EXERCISE TASK> Your task is to repeat the lines below exactly, excluding any pictures they contain.
-- START OF DATASET CONTENT --
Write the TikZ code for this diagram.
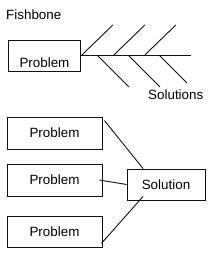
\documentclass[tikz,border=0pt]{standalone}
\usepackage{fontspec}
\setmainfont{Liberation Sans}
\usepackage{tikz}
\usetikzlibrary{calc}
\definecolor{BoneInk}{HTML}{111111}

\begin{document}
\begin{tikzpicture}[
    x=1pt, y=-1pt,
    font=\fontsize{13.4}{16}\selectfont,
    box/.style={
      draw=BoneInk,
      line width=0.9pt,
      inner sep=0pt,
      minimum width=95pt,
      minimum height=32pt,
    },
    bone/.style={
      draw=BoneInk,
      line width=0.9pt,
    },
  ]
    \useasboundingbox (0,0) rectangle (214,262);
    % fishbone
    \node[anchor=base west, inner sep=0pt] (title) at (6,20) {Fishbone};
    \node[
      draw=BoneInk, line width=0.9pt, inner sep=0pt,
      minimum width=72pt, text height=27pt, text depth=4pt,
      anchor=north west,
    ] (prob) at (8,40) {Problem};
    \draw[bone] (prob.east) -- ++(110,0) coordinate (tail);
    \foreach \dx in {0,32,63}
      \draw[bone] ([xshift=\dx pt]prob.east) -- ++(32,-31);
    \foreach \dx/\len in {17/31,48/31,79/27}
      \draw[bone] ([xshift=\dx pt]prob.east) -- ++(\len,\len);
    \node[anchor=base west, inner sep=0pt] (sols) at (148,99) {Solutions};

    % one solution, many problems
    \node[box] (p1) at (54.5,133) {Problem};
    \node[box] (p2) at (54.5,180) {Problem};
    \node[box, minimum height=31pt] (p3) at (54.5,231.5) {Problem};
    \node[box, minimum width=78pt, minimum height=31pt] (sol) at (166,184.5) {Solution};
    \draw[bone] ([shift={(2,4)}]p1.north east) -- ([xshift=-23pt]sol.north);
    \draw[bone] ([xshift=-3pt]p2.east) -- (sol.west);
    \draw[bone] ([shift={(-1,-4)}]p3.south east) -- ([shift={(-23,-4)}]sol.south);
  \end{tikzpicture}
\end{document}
-- END OF DATASET CONTENT --
TASK OUTPUT>
Write the TikZ code for this diagram.
\documentclass[tikz,border=0pt]{standalone}
\usepackage{fontspec}
\setmainfont{Liberation Sans}
\usepackage{tikz}
\usetikzlibrary{calc}
\definecolor{BoneInk}{HTML}{111111}

\begin{document}
\begin{tikzpicture}[
    x=1pt, y=-1pt,
    font=\fontsize{13.4}{16}\selectfont,
    box/.style={
      draw=BoneInk,
      line width=0.9pt,
      inner sep=0pt,
      minimum width=95pt,
      minimum height=32pt,
    },
    bone/.style={
      draw=BoneInk,
      line width=0.9pt,
    },
  ]
    \useasboundingbox (0,0) rectangle (214,262);
    % fishbone
    \node[anchor=base west, inner sep=0pt] (title) at (6,20) {Fishbone};
    \node[
      draw=BoneInk, line width=0.9pt, inner sep=0pt,
      minimum width=72pt, text height=27pt, text depth=4pt,
      anchor=north west,
    ] (prob) at (8,40) {Problem};
    \draw[bone] (prob.east) -- ++(110,0) coordinate (tail);
    \foreach \dx in {0,32,63}
      \draw[bone] ([xshift=\dx pt]prob.east) -- ++(32,-31);
    \foreach \dx/\len in {17/31,48/31,79/27}
      \draw[bone] ([xshift=\dx pt]prob.east) -- ++(\len,\len);
    \node[anchor=base west, inner sep=0pt] (sols) at (148,99) {Solutions};

    % one solution, many problems
    \node[box] (p1) at (54.5,133) {Problem};
    \node[box] (p2) at (54.5,180) {Problem};
    \node[box, minimum height=31pt] (p3) at (54.5,231.5) {Problem};
    \node[box, minimum width=78pt, minimum height=31pt] (sol) at (166,184.5) {Solution};
    \draw[bone] ([shift={(2,4)}]p1.north east) -- ([xshift=-23pt]sol.north);
    \draw[bone] ([xshift=-3pt]p2.east) -- (sol.west);
    \draw[bone] ([shift={(-1,-4)}]p3.south east) -- ([shift={(-23,-4)}]sol.south);
  \end{tikzpicture}
\end{document}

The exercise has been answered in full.